His identity is not immediately obvious, but his youthful good-looks and especially the voluminous curls on his forehead, with an intricately carved hairline are clearly indebted to Donatello’s St George, carved around 1416, now displayed in the Museo Nazionale del Bargello, Florence. This feature is so particular that it seems clear that the sculptor of the present bust is a Florentine artist quoting one of the masterpieces of the early Renaissance that was ever present on the facade of Orsanmichele in the heart of Florence.

The bust may also represent St George, but his animated expression might equally be consistent with depictions of a number of Roman christian soldiers, most obviously St Sebastian, but possibly a less well known military martyr. This kind of bust is consistent with the Florentine tradition of displaying busts in the home that provided instruction on virtuous conduct. Such is the case with the trend for collecting busts of the infant Christ or St John the Baptist which the Dominican, the Blessed Giovanni Dominici (c. 1355-1419) taught should be used as pious role models.

Fig. 1 Andrea di Piero Ferrucci, St. Andrew, marble, 1514. Duomo, Florence.

This elegant sculpture has been attributed on the basis of stylistic affinities with the early 16th century Tuscan sculptor Andrea di Piero Ferrucci. Foremost amongst these comparisons is the remarkable marble statue of St Andrew on the Duomo in Florence (fig. 1), carved almost a century after Donatello’s St George.

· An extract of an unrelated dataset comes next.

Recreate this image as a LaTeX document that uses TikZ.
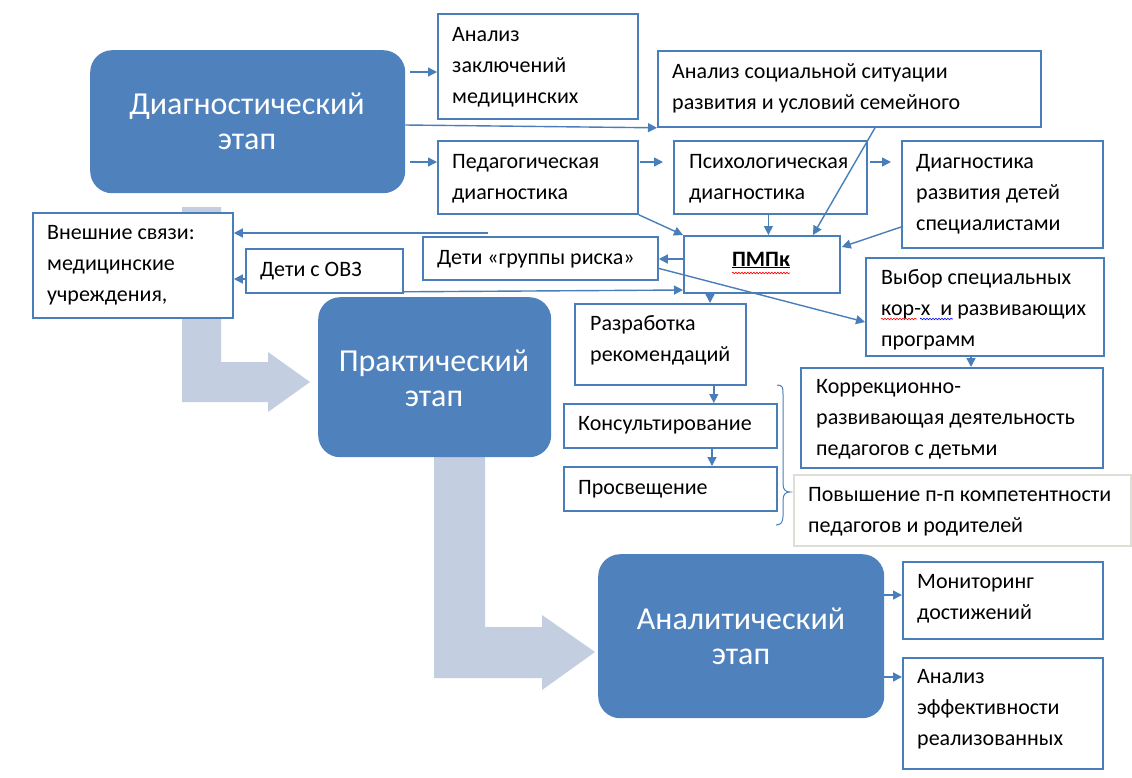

The physiognomy of St Andrew and the present bust are strikingly similar, notably in the forehead, mouth and fixed stare. The crisply carved thick locks of hair are also analogous. Further comparison can be made with the very fine Bust of Julius Caesar in the Metropolitan Museum of Art (inv. 14.40.676); note especially the treatment of the eyes with deeply carved pupils.

RELATED LITERATURE
J. Pope-Hennessy, Catalogue of Italian Sculpture in the Victoria and Albert Museum, London 1964, pp. 179-82;
R. Naldi, Andrea Ferrucci: Marmi gentili tra Toscana e Napoli, Electa 2002;
G. Pratesi, Repertorio della Scultura Fiorentina del Cinquecento, III, Torino 2003.